Her installations often feature designs and garments imbued with symbolic meanings, which also transform into costumes for performances exploring surrealism, absurdity, chaos, sexuality, and gender fluidity. Her experiments with masculine-feminine juxtapositions have led to creations like a corset made of vinyl boxing gloves; shoes with tiny supermarket shopping carts for heels point instead at consumerism, while one of her most iconic designs is the pink leather "mamado" suit ("Las Puertas del Sentimentalismo" collection, Fall 2019; View this photo), inspired by the bulging bodies of male bodybuilders and featuring embossed designs from traditional Mexican pottery (the suit was acquired by the Museum at FIT in New York, and was part of the exhibition "¡Moda Hoy! Latin American and Latinx Fashion Design Today").

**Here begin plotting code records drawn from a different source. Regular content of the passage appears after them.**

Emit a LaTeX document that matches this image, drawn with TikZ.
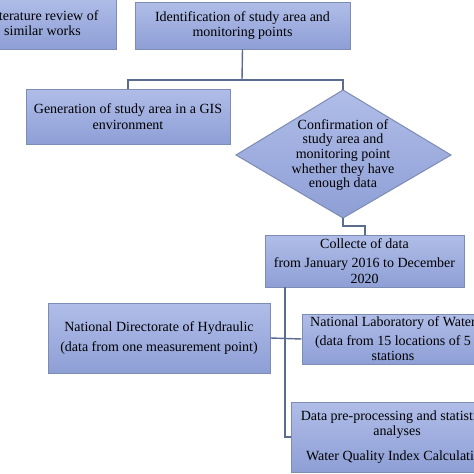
\documentclass[tikz,border=0pt]{standalone}
\usepackage{fontspec}
\setmainfont{Liberation Serif}
\begin{document}
\begin{tikzpicture}[x=1pt,y=-1pt,
  box/.style={draw=boxedge, line width=1pt, top color=boxtop, bottom color=boxbot,
     rectangle, inner sep=0pt, align=center, font=\fontsize{14}{15.5}\selectfont},
  txt/.style={inner sep=0pt, align=center, font=\fontsize{14}{14.6}\selectfont},
  link/.style={draw=linkc, line width=1.4pt}]
\definecolor{boxtop}{HTML}{B0BDE8}
\definecolor{boxbot}{HTML}{8E9FD6}
\definecolor{boxedge}{HTML}{7D8CB3}
\definecolor{linkc}{HTML}{5A6C90}
\useasboundingbox (0,0) rectangle (474,474);
\clip (0,0) rectangle (474,474);
\fill[white] (0,0) rectangle (474,474);
% boxes
\node[box, minimum width=147pt, minimum height=52pt] (lit) at (42.5,23) {Literature review of\\similar works};
\node[box, minimum width=215pt, minimum height=47pt] (ident) at (242.5,25.5) {Identification of study area and\\monitoring points};
\node[box, minimum width=204pt, minimum height=55pt] (gen) at (128,116.5) {Generation of study area in a GIS\\environment};
\path[draw=boxedge, line width=1pt, top color=boxtop, bottom color=boxbot]
  (343,90) coordinate (dT) -- (451,155) coordinate (dR) -- (343,218) coordinate (dB) -- (236,155) coordinate (dL) -- cycle;
\node[txt] (conf) at (343,155) {Confirmation of\\study area and\\monitoring point\\whether they have\\enough data};
\node[box, minimum width=199pt, minimum height=52pt] (coll) at (364.5,261) {Collecte of data\\[4pt]from January 2016 to December\\2020};
\node[box, minimum width=222pt, minimum height=70pt] (natdir) at (159,338) {National Directorate of Hydraulic\\[4pt](data from one measurement point)};
\node[box, minimum width=182pt, minimum height=50pt] (natlab) at (393,339) {National Laboratory of Water\\[3pt](data from 15 locations of 5\\stations};
\node[box, minimum width=212pt, minimum height=70pt] (data) at (397,437) {Data pre-processing and statistical\\analyses\\[9pt]Water Quality Index Calculation};
% connectors
\coordinate (j1) at (242,80);
\draw[link] (ident.south) -- (j1);
\draw[link] (gen.north) |- (j1) -| (dT);
\coordinate (j2) at (343,226);
\coordinate (j3) at (365,226);
\draw[link] (dB) -- (j2) -- (j3) -- (coll.north -| j3);
\coordinate (c1) at (285,287);
\coordinate (c3) at (285,437);
\draw[link] (c1) -- (c3) -- (data.west);
\draw[link] (natdir.east) -- (natlab.west);
\end{tikzpicture}
\end{document}
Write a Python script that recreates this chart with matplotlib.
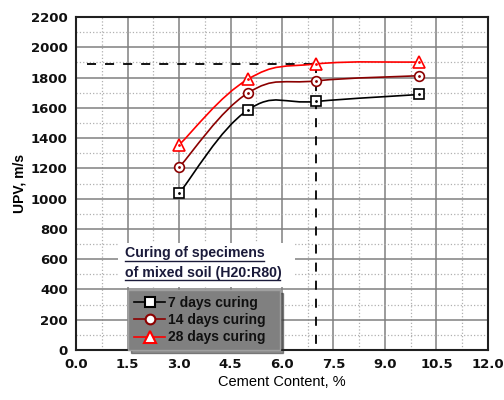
import matplotlib
matplotlib.use("Agg")
import matplotlib.pyplot as plt
from matplotlib.path import Path
from matplotlib.patches import PathPatch
from matplotlib.lines import Line2D
from matplotlib.ticker import MultipleLocator

plt.rcParams['font.family'] = ['Liberation Sans', 'DejaVu Sans']

cement = [3, 5, 7, 10]
upv_7 = [1035, 1585, 1642, 1688]
upv_14 = [1207, 1697, 1778, 1812]
upv_28 = [1355, 1788, 1890, 1902]

series = [
    ("7 days curing", upv_7, "black", "s", 6.5),
    ("14 days curing", upv_14, "#8b0000", "o", 7),
    ("28 days curing", upv_28, "red", "^", 8),
]

ref_x = 7.0
ref_y = 1890
ref_x_start = 0.33

xticks = [0.0, 1.5, 3.0, 4.5, 6.0, 7.5, 9.0, 10.5, 12.0]
yticks = list(range(0, 2201, 200))


def smooth_path(xs, ys, k=0.2):
    pts = list(zip(xs, ys))
    n = len(pts)
    verts = [pts[0]]
    codes = [Path.MOVETO]
    for i in range(n - 1):
        p0 = pts[i - 1] if i > 0 else pts[i]
        p1 = pts[i]
        p2 = pts[i + 1]
        p3 = pts[i + 2] if i + 2 < n else pts[i + 1]
        c1 = (p1[0] + (p2[0] - p0[0]) * k, p1[1] + (p2[1] - p0[1]) * k)
        c2 = (p2[0] - (p3[0] - p1[0]) * k, p2[1] - (p3[1] - p1[1]) * k)
        verts += [c1, c2, p2]
        codes += [Path.CURVE4] * 3
    return Path(verts, codes)


fig = plt.figure(figsize=(5.04, 4.0), dpi=100)
ax = fig.add_axes([0.151, 0.125, 0.817, 0.8325])

ax.set_xlim(0, 12)
ax.set_ylim(0, 2200)
ax.xaxis.set_major_locator(MultipleLocator(1.5))
ax.xaxis.set_minor_locator(MultipleLocator(0.75))
ax.yaxis.set_major_locator(MultipleLocator(200))
ax.yaxis.set_minor_locator(MultipleLocator(100))
ax.grid(which='major', color='#808080', linestyle='-', linewidth=1.1)
ax.grid(which='minor', color='#b0b0b0', linestyle=':', linewidth=0.9)
ax.set_axisbelow(True)
ax.tick_params(which='both', length=0)
ax.tick_params(axis='both', pad=6)
ax.set_xticks(xticks)
ax.set_xticklabels([f"{t:.1f}" for t in xticks], fontweight='bold', fontsize=9.5,
                   family='DejaVu Sans', color='#101010')
ax.set_yticks(yticks)
ax.set_yticklabels([str(t) for t in yticks], fontweight='bold', fontsize=9.5,
                   family='DejaVu Sans', color='#101010')
for s in ax.spines.values():
    s.set_color('#202020')
    s.set_linewidth(1.5)

ax.set_xlabel("Cement Content, %", fontsize=10.5, labelpad=3)
ax.set_ylabel("UPV, m/s", fontsize=10, fontweight='bold', labelpad=3)

# reference dashed lines
ax.plot([ref_x_start, ref_x], [ref_y, ref_y], color='black', linestyle=(0, (5, 5)), linewidth=1.3, zorder=3)
ax.plot([ref_x, ref_x], [ref_y, 0], color='black', linestyle=(0, (5, 5)), linewidth=1.3, zorder=3)

handles = []
for label, vals, col, mk, ms in series:
    ax.add_patch(PathPatch(smooth_path(cement, vals), facecolor='none', edgecolor=col, linewidth=1.2, zorder=4))
    ax.plot(cement, vals, linestyle='none', marker=mk, markersize=ms, markerfacecolor='white',
            markeredgecolor=col, markeredgewidth=1.2, zorder=5)
    ax.plot(cement, vals, linestyle='none', marker='.', markersize=2, color=col, zorder=6)
    handles.append(Line2D([], [], color=col, linewidth=1.2, marker=mk, markersize=ms,
                          markerfacecolor='white', markeredgecolor=col, markeredgewidth=1.5))

# title block with white background
title_col = '#1a1a3a'
ax.add_patch(plt.Rectangle((0.102, 0.19), 0.43, 0.13, transform=ax.transAxes,
                           facecolor='white', edgecolor='none', zorder=6))
ax.text(0.119, 0.291, "Curing of specimens", transform=ax.transAxes, fontsize=10.2,
        fontweight='bold', color=title_col, va='center', ha='left', zorder=7)
ax.text(0.119, 0.232, "of mixed soil (H20:R80)", transform=ax.transAxes, fontsize=10.2,
        fontweight='bold', color=title_col, va='center', ha='left', zorder=7)
ax.plot([0.119, 0.457], [0.266, 0.266], transform=ax.transAxes, color=title_col, linewidth=1.0, zorder=7)
ax.plot([0.119, 0.496], [0.210, 0.210], transform=ax.transAxes, color=title_col, linewidth=1.0, zorder=7)

leg = ax.legend(handles, [s[0] for s in series], loc='lower left',
                bbox_to_anchor=(0.126, 0.0, 0.37, 0.19), mode='expand',
                frameon=True, fancybox=False, shadow=True,
                facecolor='#808080', edgecolor='#a0a0a0', framealpha=1,
                borderaxespad=0, handlelength=2.3, handletextpad=0.2,
                labelspacing=0.25, borderpad=0.4,
                prop={'weight': 'bold', 'size': 10})
leg.set_zorder(8)
for txt in leg.get_texts():
    txt.set_color('#101010')

fig.savefig("out.png", dpi=100)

Another of her art and fashion iconic pieces is a heavy green lambskin leather suit, pressed into the shape of an egg carton with a smiling metal egg in one slot - an amusing take on military uniforms. Military uniforms are also the protagonists of her installation at the Venice Biennale.
Here Bárbara Sánchez Kane presents a new iteration of her 2021 irreverent project, "Prêt-à-Patria", originally showcased at the group exhibition "Siembra" at kurimanzutto in Mexico City. The title cleverly merges the French term for ready-to-wear fashion (prêt-à-porter) with the Spanish word for homeland (patria).
The installation in the Arsenale features three mannequins dressed in military uniforms, forming a human tower. Typically, military uniforms erase the wearer's identity, transforming them into an indistinguishable part of a unit. However, here, something is amiss: the gleaming buttons of the uniforms are coins displaying the Mexican national emblem, but with pierced holes rendering them worthless.
Adding to the absurdity, the mannequins sport military caps exaggerated to comic and phallic proportions, and their boots, instead of featuring metal tips, are made from boxing gloves that make them look like clown shoes, something that effectively "deactivates" them. This comical alteration prevents indeed the boots from being used violently, to stomp maybe on someone's face - an act associated with soldiers from a military dictatorship. The mannequins also wear a strap-on with a measuring tape instead of a dildo, symbolically sizing up the wearer.
Turning around the mannequins you discover that the uniforms are cut away to reveal lacy feminine red lingerie underneath. This unexpected revelation allows Sánchez Kane to subvert the stability and rigidity typically associated with military attire, adding layers of commentary on identity, gender, and power.
Suddenly, the violence and nationalism are erased as the fabric parts like a curtain to reveal an almost obscene and lewd secret. This transformation turns the neutrality of the military uniform into something libidinous, ridiculing Mexican nationalism and military power. It dismantles violent indoctrination of identities, disarming and detoxifying masculinity, and questioning domination within a hegemonic masculine society. In this way, gender and national identity intertwine in this sartorially based, queer-inflected artwork.
Further symbolism lies in the perfectly crafted bodies in uniform, whose shiny gold bodies reflect the distorted, grotesque images of visitors, absorbing them into the mannequins.
The installation is also accompanied by a performance featuring a military band marching around the Arsenale, paying respect to the sculpture as if it were a flagpole. The main inspiration for the configuration of the mannequins is indeed the Escolta de Bandera (Flag Escort), a military ritual of safeguarding and honoring the national flag in Mexico.
Like Leonora Carrington, Sánchez Kane has made Mexico City her home and creative hub. While she doesn't directly reference Carrington in her visual imagery, the connection lies in her experimentation across different mediums and in her rebellious spirit within a gender-fluid world. Who knows, maybe one day, like Carrington, Sánchez Kane will extend her creativity to theater or even ballet, designing sets and costumes and continuing her journey of artistic exploration and defiance on the stage.